━━ Records ━━

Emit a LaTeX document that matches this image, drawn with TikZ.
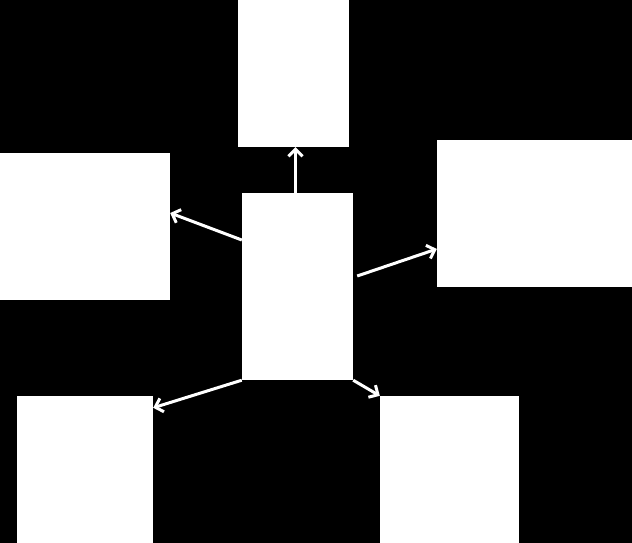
\documentclass[tikz,border=0pt]{standalone}
\usepackage{tikz}
\usetikzlibrary{arrows.meta}

\begin{document}
\begin{tikzpicture}[
    x=1pt, y=-1pt,
    box/.style={rectangle, fill=white, inner sep=0pt, minimum height=147pt},
    arrow/.style={-{Straight Barb[length=7pt,width=14pt]}, draw=white, line width=3pt}
]
    \fill[black] (0,0) rectangle (632,543);

    \node[box, minimum width=111pt, minimum height=187pt] (hub) at (297.5,286.5) {};

    \node[box, minimum width=111pt] (topbox) at (293.5,73.5) {};
    \node[box, minimum width=170pt] (leftbox) at (85,226.5) {};
    \node[box, minimum width=195pt] (rightbox) at (534.5,213.5) {};
    \node[box, minimum width=136pt] (lowleft) at (85,469.5) {};
    \node[box, minimum width=139pt] (lowright) at (449.5,469.5) {};

    \draw[arrow] ([xshift=-2pt]hub.north) -- ([xshift=-2pt]hub.north |- topbox.south);
    \draw[arrow] ([yshift=46.5pt]hub.west) -- ([yshift=13.5pt]leftbox.east);
    \draw[arrow] ([xshift=4pt,yshift=10.5pt]hub.east) -- ([yshift=-35.5pt]rightbox.west);
    \draw[arrow] (hub.south west) -- ([yshift=-12pt]lowleft.north east);
    \draw[arrow] (hub.south east) -- (lowright.north west);
\end{tikzpicture}
\end{document}
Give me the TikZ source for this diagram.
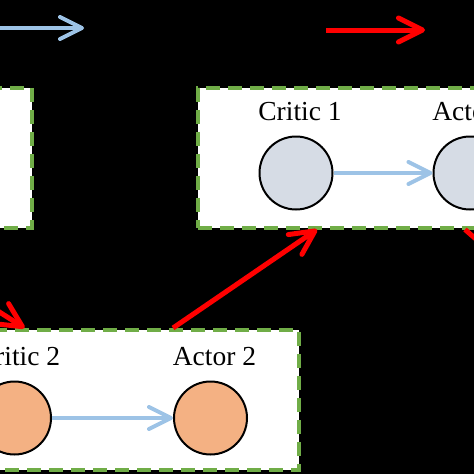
\documentclass[tikz,border=0pt]{standalone}
\usepackage{fontspec}
\setmainfont{Liberation Serif}
\usetikzlibrary{positioning, arrows.meta, calc}

\definecolor{groupgreen}{HTML}{70AD47}
\definecolor{flowblue}{HTML}{9DC3E6}
\definecolor{unitgray}{HTML}{D6DCE5}
\definecolor{unitorange}{HTML}{F4B183}

\begin{document}
\begin{tikzpicture}[x=1pt, y=-1pt,
        % Define styles for groups, agents and flows
        group/.style={draw=groupgreen, line width=4pt, dash pattern=on 14pt off 8pt, fill=white, rectangle, minimum height=140pt, inner sep=0pt},
        agent/.style={draw, line width=2pt, circle, minimum size=73pt, inner sep=0pt},
        agentone/.style={agent, fill=unitgray},
        agenttwo/.style={agent, fill=unitorange},
        tag/.style={font=\fontsize{27.5}{30}\selectfont, inner sep=0pt, text depth=0pt, xshift=4pt},
        innerflow/.style={draw=flowblue, line width=4pt, -{Straight Barb[length=22pt, width=22pt, round]}},
        outerflow/.style={draw=red, line width=5pt, -{Straight Barb[length=24pt, width=24pt, round]}}
    ]

    \useasboundingbox (0,0) rectangle (474,474);
    \clip (0,0) rectangle (474,474);
    \fill[black] (0,0) rectangle (474,474);

    % --- LEGEND ---
    \coordinate (keyAstart) at (-10,28);
    \coordinate (keyAend) at (84,28);
    \coordinate (keyBstart) at (326,30);
    \coordinate (keyBend) at (425,30);
    \draw[innerflow] (keyAstart) -- (keyAend);
    \draw[outerflow] (keyBstart) -- (keyBend);

    % --- GROUPS ---
    \node[group, minimum width=160pt] (leftbox) at (-48,157.5) {};
    \node[group, minimum width=370pt] (topbox) at (383,157.5) {};
    \node[group, minimum width=382pt] (botbox) at (108,400) {};

    % --- AGENTS ---
    % Group 1
    \node[agentone] (critA) at (296,173) {};
    \node[agentone, right=99pt of critA] (actA) {};
    \node[tag, above=15pt of critA] (critAtag) {Critic 1};
    \node[tag, above=15pt of actA] (actAtag) {Actor 1};

    % Group 2
    \node[agenttwo] (actB) at (210.5,418) {};
    \node[agenttwo, left=121pt of actB] (critB) {};
    \node[tag, above=15pt of critB] (critBtag) {Critic 2};
    \node[tag, above=15pt of actB] (actBtag) {Actor 2};

    % --- CONNECTIONS ---
    % Critic to Actor inside each group
    \draw[innerflow] (critA) -- (actA);
    \draw[innerflow] (critB) -- (actB);

    % Between groups
    \coordinate (linkout) at (botbox.north -| actB.west);
    \coordinate (linkin) at ($(topbox.south -| critA)+(21,0)$);
    \draw[outerflow] (linkout) -- (linkin);

    \coordinate (leftin) at ($(botbox.north -| critB)+(10,0)$);
    \draw[outerflow] (leftbox.south west) -- (leftin);

    \coordinate (rightout) at ($(topbox.south -| actA)+(-5,0)$);
    \coordinate (rightend) at (580,330);
    \draw[outerflow] (rightout) -- (rightend);

\end{tikzpicture}
\end{document}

━━━

## Written task
Reproduce exactly, and only, the lines from the one containing "Give me the TikZ source for this diagram." through the one containing "minimum width=382pt] (botbox)", including both; leave out any pictures.

## Task output
Give me the TikZ source for this diagram.
\documentclass[tikz,border=0pt]{standalone}
\usepackage{fontspec}
\setmainfont{Liberation Serif}
\usetikzlibrary{positioning, arrows.meta, calc}

\definecolor{groupgreen}{HTML}{70AD47}
\definecolor{flowblue}{HTML}{9DC3E6}
\definecolor{unitgray}{HTML}{D6DCE5}
\definecolor{unitorange}{HTML}{F4B183}

\begin{document}
\begin{tikzpicture}[x=1pt, y=-1pt,
        % Define styles for groups, agents and flows
        group/.style={draw=groupgreen, line width=4pt, dash pattern=on 14pt off 8pt, fill=white, rectangle, minimum height=140pt, inner sep=0pt},
        agent/.style={draw, line width=2pt, circle, minimum size=73pt, inner sep=0pt},
        agentone/.style={agent, fill=unitgray},
        agenttwo/.style={agent, fill=unitorange},
        tag/.style={font=\fontsize{27.5}{30}\selectfont, inner sep=0pt, text depth=0pt, xshift=4pt},
        innerflow/.style={draw=flowblue, line width=4pt, -{Straight Barb[length=22pt, width=22pt, round]}},
        outerflow/.style={draw=red, line width=5pt, -{Straight Barb[length=24pt, width=24pt, round]}}
    ]

    \useasboundingbox (0,0) rectangle (474,474);
    \clip (0,0) rectangle (474,474);
    \fill[black] (0,0) rectangle (474,474);

    % --- LEGEND ---
    \coordinate (keyAstart) at (-10,28);
    \coordinate (keyAend) at (84,28);
    \coordinate (keyBstart) at (326,30);
    \coordinate (keyBend) at (425,30);
    \draw[innerflow] (keyAstart) -- (keyAend);
    \draw[outerflow] (keyBstart) -- (keyBend);

    % --- GROUPS ---
    \node[group, minimum width=160pt] (leftbox) at (-48,157.5) {};
    \node[group, minimum width=370pt] (topbox) at (383,157.5) {};
    \node[group, minimum width=382pt] (botbox) at (108,400) {};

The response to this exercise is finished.